A physical workout is also a mental workout. Let’s start with the basics, which really aren’t too basic when you think about it.
The simple part is the physical exercise; it’s a matter of just getting up and doing it, whether it’s a walk, run, stretch, swim or anything that involves movement.
The complicated part is when it comes to the perks of exercise and how your body works in unison while you work out—especially in regard to the mental benefits.
The most common benefit most people connect with working out is that you’ll look good or even have that summer body.
Some people “work at it all year” while others work out all year. I happen to be one of those people who work out year around, not only to look good, but for the other benefits, too.
Working out not only helps you to look good, but gives you confidence that continues to grow as you start to look and feel better.
Most people think that their improving confidence is due simply to their improved appearance, but this is very limiting. In fact, this is where things become more complicated.
One of the reasons people feel more confident after a workout is due to the antidepressant-like effects associated with something called runner's high; this releases serotonin and makes you feel ecstatic. That’s the simple version.
The more in-depth explanation is that working out causes a drop in stress hormones; from the expense of energy, we get more energy and clarity.
People with depression and anxiety will find that exercise can clear their head as it makes chemicals in the body and brain work together.
A study in Stockholm showed that the antidepressant effects of running were also associated with increased cell growth in the hippocampus.
The hippocampus is part of the brain that also helps people with learning and memory skills. Exercise makes people feel more at ease and relaxed, which is also why it helps clear a person’s head.
In a way, it’s like letting the bad vibes out and letting your body create good ones to take over. People can literally run off a bad attitude and mood and come back refreshed, happier, more stimulated and with a clearer state of mind.
Nourishment, connections and prevention
Exercise and the brain are related: you really can’t exercise without stimulating the brain. The body and brain are put into a healthy form of overdrive where exercise affects the brain on multiple tiers—ironically, like a cake.
Exercise increases heart rate, which in turn pumps more oxygen to the brain, which not only stimulates it, but also helps to release a mass amount of hormones.
These hormones then help to provide nourishment to the growth of brain cells.
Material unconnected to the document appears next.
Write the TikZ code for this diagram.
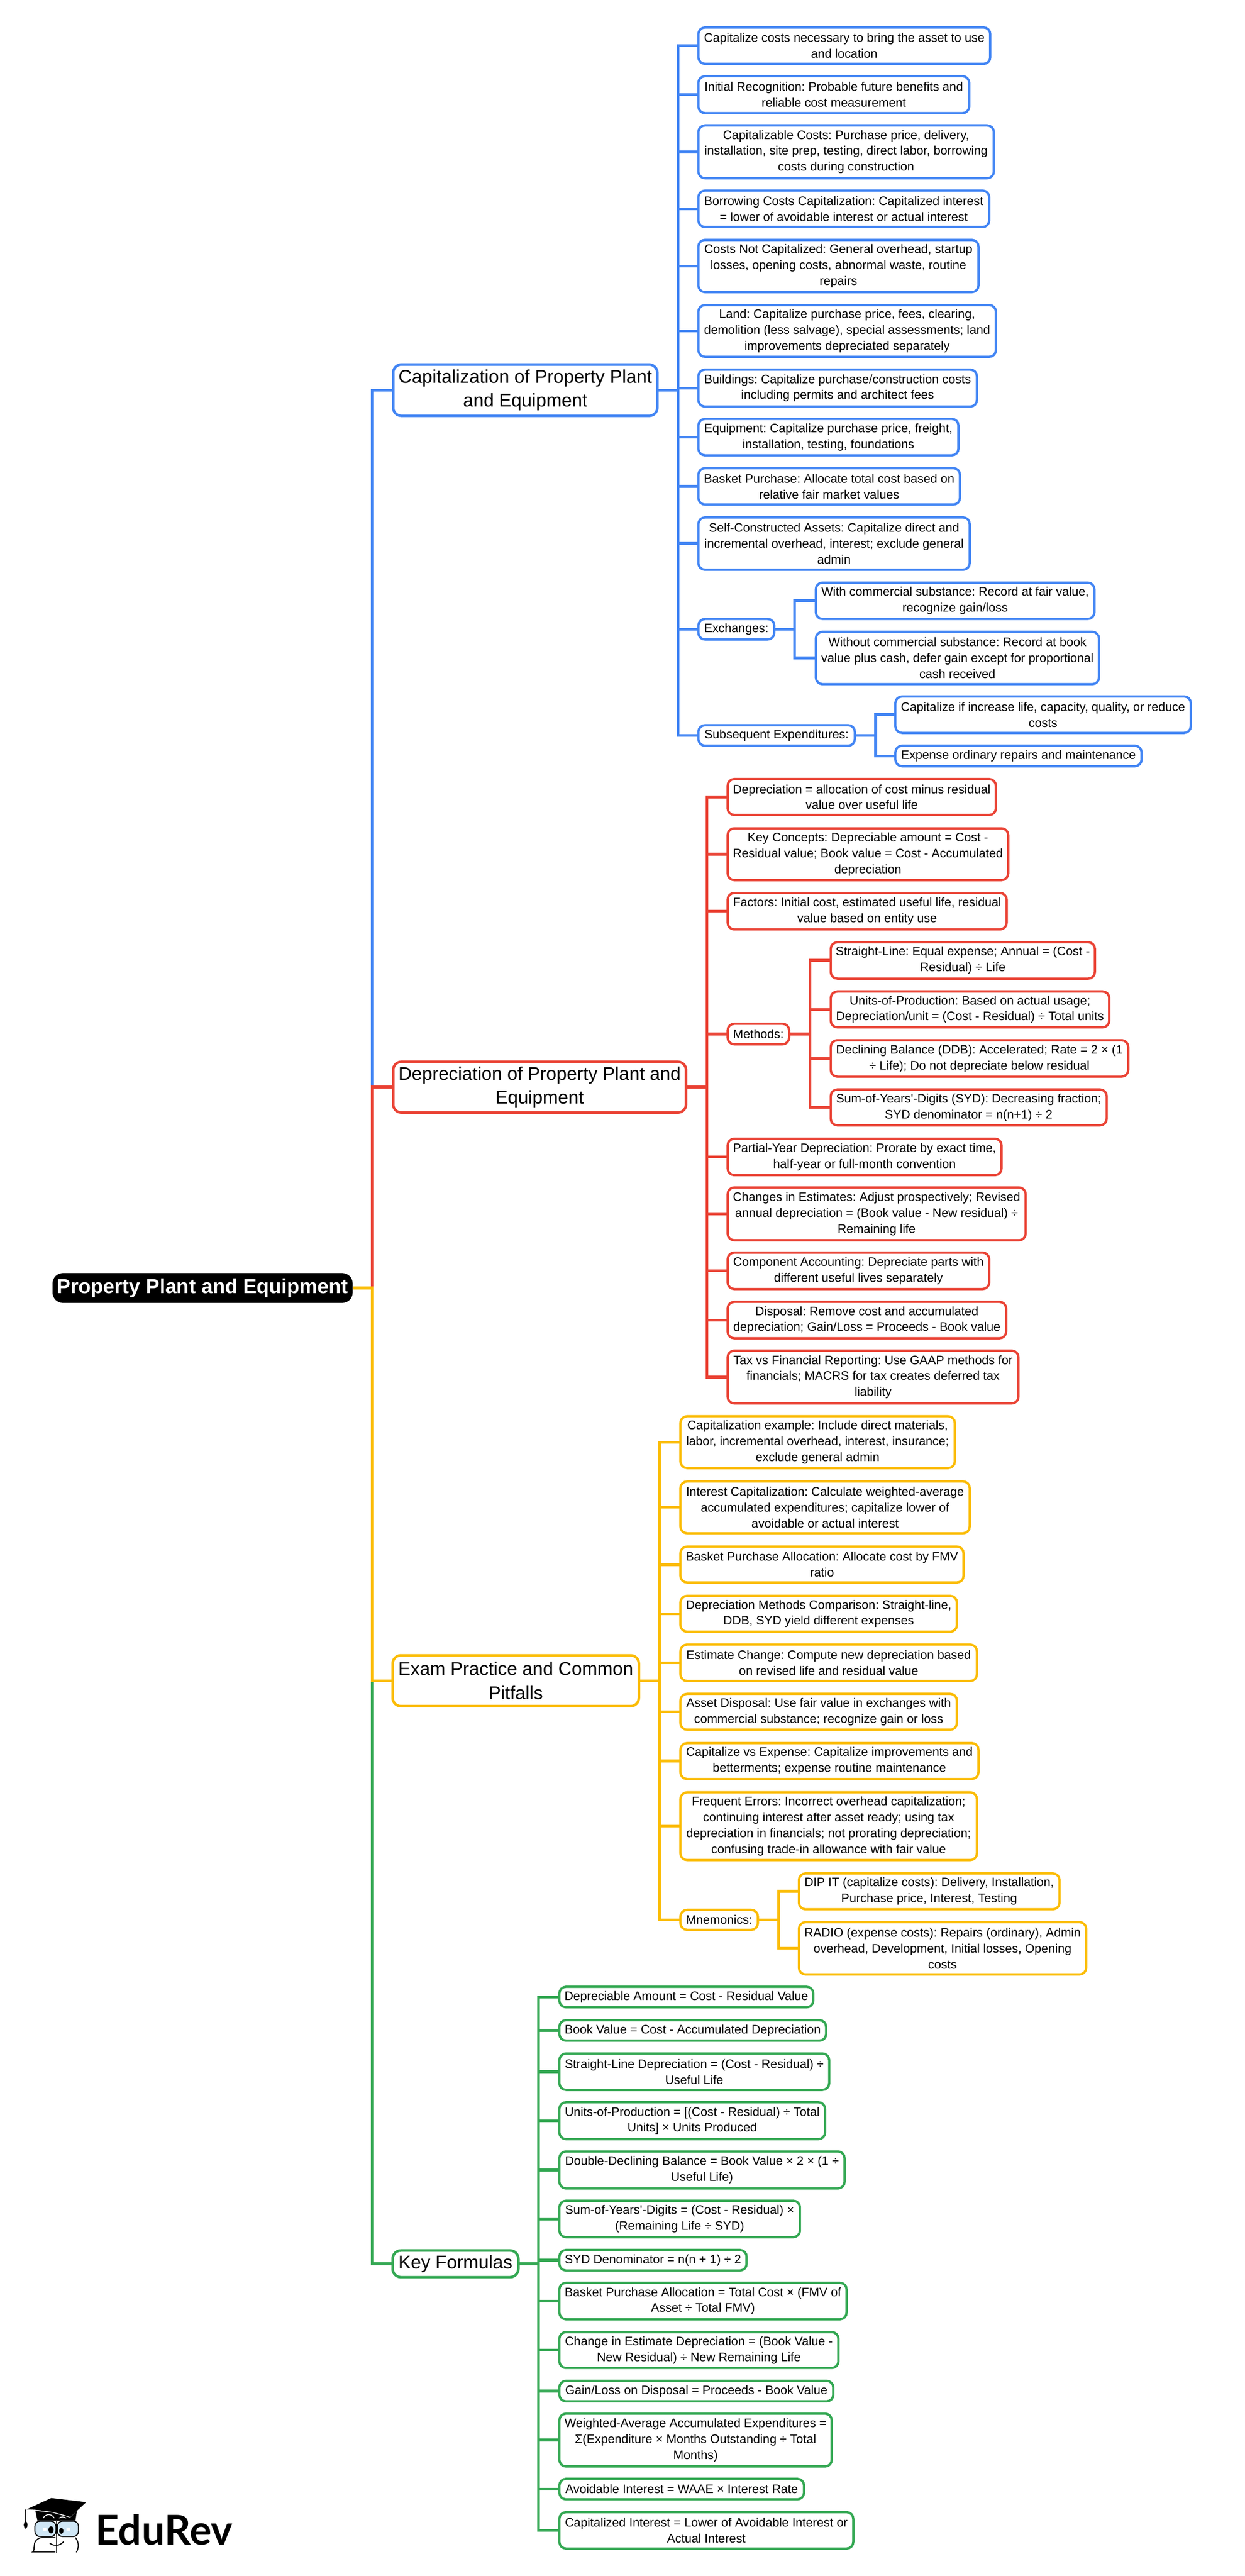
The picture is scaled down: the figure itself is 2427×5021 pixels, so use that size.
\documentclass[tikz,border=0pt]{standalone}
\usepackage{fontspec}
\setmainfont{Liberation Sans}
\newfontfamily\logofont{Lato}
\definecolor{cb}{HTML}{4285F4}
\definecolor{cr}{HTML}{EA4335}
\definecolor{cy}{HTML}{FBBC04}
\definecolor{cg}{HTML}{34A853}
\definecolor{glass}{HTML}{CFE6F5}
\tikzset{
  leafbox/.style={draw=#1,fill=white,line width=2.25pt,rounded corners=6.5pt,inner sep=0pt,outer sep=0pt,align=center,text=black,font=\fontsize{12}{15.5}\selectfont\frenchspacing},
  branchbox/.style={draw=#1,fill=white,line width=2.5pt,rounded corners=8pt,inner sep=0pt,outer sep=0pt,align=center,text=black,font=\fontsize{18}{23.5}\selectfont},
  rootbox/.style={fill=black,rounded corners=10pt,inner sep=0pt,outer sep=0pt,align=center,text=white,font=\fontsize{19.8}{23}\selectfont\bfseries},
  conn/.style={draw=#1,line width=2.75pt,line join=miter,line cap=butt}
}
% name, style, x1, y1, x2, y2, text (outer edges in reference pixels)
\newcommand{\bx}[7]{\node[#2,minimum width={(#5-#3-5)*0.5pt},minimum height={(#6-#4-5)*0.5pt}] (#1) at ({(#3+#5)/2},{(#4+#6)/2}) {#7};}
% colour, parent, spine, child
\newcommand{\lk}[4]{\draw[conn=#1] (#2.east) -- (#2.east -| #3) -- (#3 |- #4.west) -- (#4.west);}
\begin{document}
\begin{tikzpicture}[x=0.5pt,y=-0.5pt]
\useasboundingbox (0,0) rectangle (2427,5021);
\fill[white] (0,0) rectangle (2427,5021);
\coordinate (st) at (726,2510);
\coordinate (sb) at (1322,760);
\coordinate (sx) at (1549,1226);
\coordinate (ss) at (1707,1433);
\coordinate (sr) at (1378,2118);
\coordinate (sm) at (1579,2015);
\coordinate (sy) at (1286,3276);
\coordinate (sn) at (1518,3742);
\coordinate (sg) at (1050,4412);

\bx{root}{rootbox}{100}{2479}{690}{2542}{Property Plant and Equipment}
\bx{bcap}{branchbox=cb}{764}{708}{1284}{813}{Capitalization of Property Plant\\and Equipment}
\bx{bdep}{branchbox=cr}{764}{2067}{1340}{2171}{Depreciation of Property Plant and\\Equipment}
\bx{bexa}{branchbox=cy}{763}{3224}{1248}{3328}{Exam Practice and Common\\Pitfalls}
\bx{bkey}{branchbox=cg}{763}{4384}{1013}{4441}{Key Formulas}

\bx{a1}{leafbox=cb}{1359}{51}{1933}{127}{Capitalize costs necessary to bring the asset to use\\and location}
\bx{a2}{leafbox=cb}{1359}{146}{1892}{223}{Initial Recognition: Probable future benefits and\\reliable cost measurement}
\bx{a3}{leafbox=cb}{1359}{242}{1940}{350}{Capitalizable Costs: Purchase price, delivery,\\installation, site prep, testing, direct labor, borrowing\\costs during construction}
\bx{a4}{leafbox=cb}{1359}{369}{1931}{445}{Borrowing Costs Capitalization: Capitalized interest\\= lower of avoidable interest or actual interest}
\bx{a5}{leafbox=cb}{1359}{465}{1910}{572}{Costs Not Capitalized: General overhead, startup\\losses, opening costs, abnormal waste, routine\\repairs}
\bx{a6}{leafbox=cb}{1359}{592}{1944}{698}{Land: Capitalize purchase price, fees, clearing,\\demolition (less salvage), special assessments; land\\improvements depreciated separately}
\bx{a7}{leafbox=cb}{1359}{718}{1907}{795}{Buildings: Capitalize purchase/construction costs\\including permits and architect fees}
\bx{a8}{leafbox=cb}{1359}{814}{1871}{890}{Equipment: Capitalize purchase price, freight,\\installation, testing, foundations}
\bx{a9}{leafbox=cb}{1359}{910}{1874}{986}{Basket Purchase: Allocate total cost based on\\relative fair market values}
\bx{a10}{leafbox=cb}{1359}{1006}{1893}{1113}{Self-Constructed Assets: Capitalize direct and\\incremental overhead, interest; exclude general\\admin}
\bx{a11}{leafbox=cb}{1359}{1204}{1512}{1249}{Exchanges:}
\bx{a12}{leafbox=cb}{1359}{1411}{1669}{1456}{Subsequent Expenditures:}
\bx{x1}{leafbox=cb}{1588}{1133}{2136}{1209}{With commercial substance: Record at fair value,\\recognize gain/loss}
\bx{x2}{leafbox=cb}{1588}{1229}{2145}{1336}{Without commercial substance: Record at book\\value plus cash, defer gain except for proportional\\cash received}
\bx{s1}{leafbox=cb}{1743}{1355}{2324}{1431}{Capitalize if increase life, capacity, quality, or reduce\\costs}
\bx{s2}{leafbox=cb}{1743}{1451}{2228}{1496}{Expense ordinary repairs and maintenance}

\bx{d1}{leafbox=cr}{1416}{1516}{1944}{1591}{Depreciation = allocation of cost minus residual\\value over useful life}
\bx{d2}{leafbox=cr}{1416}{1612}{1968}{1718}{Key Concepts: Depreciable amount = Cost -\\Residual value; Book value = Cost - Accumulated\\depreciation}
\bx{d3}{leafbox=cr}{1416}{1738}{1965}{1814}{Factors: Initial cost, estimated useful life, residual\\value based on entity use}
\bx{d4}{leafbox=cr}{1416}{1993}{1541}{2038}{Methods:}
\bx{m1}{leafbox=cr}{1617}{1834}{2137}{1910}{Straight-Line: Equal expense; Annual = (Cost -\\Residual) ÷ Life}
\bx{m2}{leafbox=cr}{1617}{1930}{2165}{2005}{Units-of-Production: Based on actual usage;\\Depreciation/unit = (Cost - Residual) ÷ Total units}
\bx{m3}{leafbox=cr}{1617}{2025}{2202}{2101}{Declining Balance (DDB): Accelerated; Rate = 2 × (1\\÷ Life); Do not depreciate below residual}
\bx{m4}{leafbox=cr}{1617}{2121}{2160}{2196}{Sum-of-Years\textquotesingle-Digits (SYD): Decreasing fraction;\\SYD denominator = n(n+1) ÷ 2}
\bx{d5}{leafbox=cr}{1416}{2217}{1955}{2293}{Partial-Year Depreciation: Prorate by exact time,\\half-year or full-month convention}
\bx{d6}{leafbox=cr}{1416}{2312}{2002}{2420}{Changes in Estimates: Adjust prospectively; Revised\\annual depreciation = (Book value - New residual) ÷\\Remaining life}
\bx{d7}{leafbox=cr}{1416}{2439}{1931}{2515}{Component Accounting: Depreciate parts with\\different useful lives separately}
\bx{d8}{leafbox=cr}{1416}{2535}{1964}{2611}{Disposal: Remove cost and accumulated\\depreciation; Gain/Loss = Proceeds - Book value}
\bx{d9}{leafbox=cr}{1416}{2630}{1988}{2738}{Tax vs Financial Reporting: Use GAAP methods for\\financials; MACRS for tax creates deferred tax\\liability}

\bx{e1}{leafbox=cy}{1324}{2758}{1864}{2864}{Capitalization example: Include direct materials,\\labor, incremental overhead, interest, insurance;\\exclude general admin}
\bx{e2}{leafbox=cy}{1324}{2885}{1893}{2991}{Interest Capitalization: Calculate weighted-average\\accumulated expenditures; capitalize lower of\\avoidable or actual interest}
\bx{e3}{leafbox=cy}{1324}{3012}{1881}{3087}{Basket Purchase Allocation: Allocate cost by FMV\\ratio}
\bx{e4}{leafbox=cy}{1324}{3108}{1868}{3183}{Depreciation Methods Comparison: Straight-line,\\DDB, SYD yield different expenses}
\bx{e5}{leafbox=cy}{1324}{3203}{1907}{3279}{Estimate Change: Compute new depreciation based\\on revised life and residual value}
\bx{e6}{leafbox=cy}{1324}{3299}{1868}{3374}{Asset Disposal: Use fair value in exchanges with\\commercial substance; recognize gain or loss}
\bx{e7}{leafbox=cy}{1324}{3395}{1910}{3470}{Capitalize vs Expense: Capitalize improvements and\\betterments; expense routine maintenance}
\bx{e8}{leafbox=cy}{1324}{3491}{1907}{3628}{Frequent Errors: Incorrect overhead capitalization;\\continuing interest after asset ready; using tax\\depreciation in financials; not prorating depreciation;\\confusing trade-in allowance with fair value}
\bx{e9}{leafbox=cy}{1324}{3720}{1480}{3764}{Mnemonics:}
\bx{n1}{leafbox=cy}{1555}{3649}{2068}{3724}{DIP IT (capitalize costs): Delivery, Installation,\\Purchase price, Interest, Testing}
\bx{n2}{leafbox=cy}{1555}{3744}{2120}{3851}{RADIO (expense costs): Repairs (ordinary), Admin\\overhead, Development, Initial losses, Opening\\costs}

\bx{k1}{leafbox=cg}{1088}{3870}{1588}{3915}{Depreciable Amount = Cost - Residual Value}
\bx{k2}{leafbox=cg}{1088}{3935}{1613}{3980}{Book Value = Cost - Accumulated Depreciation}
\bx{k3}{leafbox=cg}{1088}{4000}{1619}{4076}{Straight-Line Depreciation = (Cost - Residual) ÷\\Useful Life}
\bx{k4}{leafbox=cg}{1088}{4095}{1611}{4172}{Units-of-Production = [(Cost - Residual) ÷ Total\\Units] × Units Produced}
\bx{k5}{leafbox=cg}{1088}{4191}{1649}{4268}{Double-Declining Balance = Book Value × 2 × (1 ÷\\Useful Life)}
\bx{k6}{leafbox=cg}{1088}{4287}{1562}{4363}{Sum-of-Years\textquotesingle-Digits = (Cost - Residual) ×\\(Remaining Life ÷ SYD)}
\bx{k7}{leafbox=cg}{1088}{4383}{1458}{4428}{SYD Denominator = n(n + 1) ÷ 2}
\bx{k8}{leafbox=cg}{1088}{4447}{1653}{4523}{Basket Purchase Allocation = Total Cost × (FMV of\\Asset ÷ Total FMV)}
\bx{k9}{leafbox=cg}{1088}{4543}{1637}{4618}{Change in Estimate Depreciation = (Book Value -\\New Residual) ÷ New Remaining Life}
\bx{k10}{leafbox=cg}{1088}{4638}{1627}{4683}{Gain/Loss on Disposal = Proceeds - Book Value}
\bx{k11}{leafbox=cg}{1088}{4702}{1624}{4810}{Weighted-Average Accumulated Expenditures =\\Σ(Expenditure × Months Outstanding ÷ Total\\Months)}
\bx{k12}{leafbox=cg}{1088}{4829}{1570}{4874}{Avoidable Interest = WAAE × Interest Rate}
\bx{k13}{leafbox=cg}{1088}{4894}{1666}{4970}{Capitalized Interest = Lower of Avoidable Interest or\\Actual Interest}

% trunk: later colours lie over earlier ones
\lk{cb}{root}{st}{bcap}
\lk{cr}{root}{st}{bdep}
\lk{cg}{root}{st}{bkey}
\lk{cy}{root}{st}{bexa}

\foreach \c in {a1,a2,a3,a4,a5,a6,a7,a8,a9,a10,a11,a12} {\lk{cb}{bcap}{sb}{\c}}
\foreach \c in {x1,x2} {\lk{cb}{a11}{sx}{\c}}
\foreach \c in {s1,s2} {\lk{cb}{a12}{ss}{\c}}
\foreach \c in {d1,d2,d3,d4,d5,d6,d7,d8,d9} {\lk{cr}{bdep}{sr}{\c}}
\foreach \c in {m1,m2,m3,m4} {\lk{cr}{d4}{sm}{\c}}
\foreach \c in {e1,e2,e3,e4,e5,e6,e7,e8,e9} {\lk{cy}{bexa}{sy}{\c}}
\foreach \c in {n1,n2} {\lk{cy}{e9}{sn}{\c}}
\foreach \c in {k1,k2,k3,k4,k5,k6,k7,k8,k9,k10,k11,k12,k13} {\lk{cg}{bkey}{sg}{\c}}

% logo
\fill[black] (52,4891) -- (100,4869) -- (168,4877) -- (137,4906) .. controls (110,4896) and (80,4892) .. (52,4891) -- cycle;
\fill[black] (69,4894) -- (100,4897) -- (137,4907) -- (150,4894) -- (147,4913) -- (73,4913) -- cycle;
\draw[white,line width=0.8pt] (84,4908) .. controls (90,4899) and (100,4899) .. (106,4908);
\draw[white,line width=0.8pt] (115,4908) .. controls (119,4905) and (125,4905) .. (129,4908);
\draw[black,line width=1pt] (50,4891) -- (50,4915);
\fill[black] (50,4913) .. controls (45,4918) and (45,4925) .. (50,4929) .. controls (55,4925) and (55,4918) .. (50,4913) -- cycle;
\filldraw[fill=glass,draw=black,line width=1pt,rounded corners=5pt] (68,4914) rectangle (109,4944);
\filldraw[fill=glass,draw=black,line width=1pt,rounded corners=5pt] (112,4914) rectangle (153,4944);
\fill[black] (99.5,4931) ellipse [x radius=5,y radius=7];
\fill[black] (119.5,4933) ellipse [x radius=4,y radius=6];
\fill[white] (83,4927) rectangle (90,4933);
\fill[white] (130,4927) rectangle (137,4933);
\draw[black,line width=1pt,rounded corners=5pt] (108,4946) -- (72,4946) .. controls (66,4960) and (67,4974) .. (74,4974) -- (108,4974);
\draw[black,line width=1pt] (147,4946) .. controls (154,4955) and (154,4965) .. (149,4975);
\draw[black,line width=1.3pt] (110.5,4913) -- (110.5,4976);
\draw[black,line width=1pt] (97,4957) .. controls (105,4963) and (116,4963) .. (124,4954);
\node[anchor=base west,inner sep=0pt,font=\logofont\fontsize{40}{40}\selectfont\bfseries] (logo) at (186,4960) {EduRev};
\end{tikzpicture}
\end{document}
Continuous exercise encourages the stimulation of new connections and growth in the most important areas of the brain.
Another layer to exercise is increased strength in muscle cells, which also help your brain with reaction time.
Recent studies have shown that people who exercise more are at a lower risk of getting Alzheimer’s due to the increase of muscular strengthening and brain nourishment that they get compared to people who do not exercise.
Diseases and health conditions can also potentially improve—if not be prevented—with exercise.
Many people are worried about heart disease, high blood pressure and several other diseases and health issues, but being active boosts high-density lipoprotein, more commonly known as good cholesterol.
This decreases unhealthy triglycerides, which means that your blood flows smoothly and healthily, which results in a lower risk of several diseases.
In contrast, people who don’t exercise will have a slower and less powerful blood flow due to more triglycerides in the arteries.
How it all comes together in daily life
Working out provides night and day results—quite literally. While it may seem natural to run low on energy and sleep these days, both are required for a healthy life.
This is why exercise is such a good pick-me-up. Exercise is something that, if done during the day, helps to decrease stress and increase clarity to help you through your day.
It also helps to calm your mind at night so that you can sleep better.
Oddly enough, exercise done in the morning or during the day will have the opposite effect by providing you with more energy.
It’s like Ying and Yang: you need exercise for energy in the day, but also for healthy sleep at night—all while improving your mental clarity and health.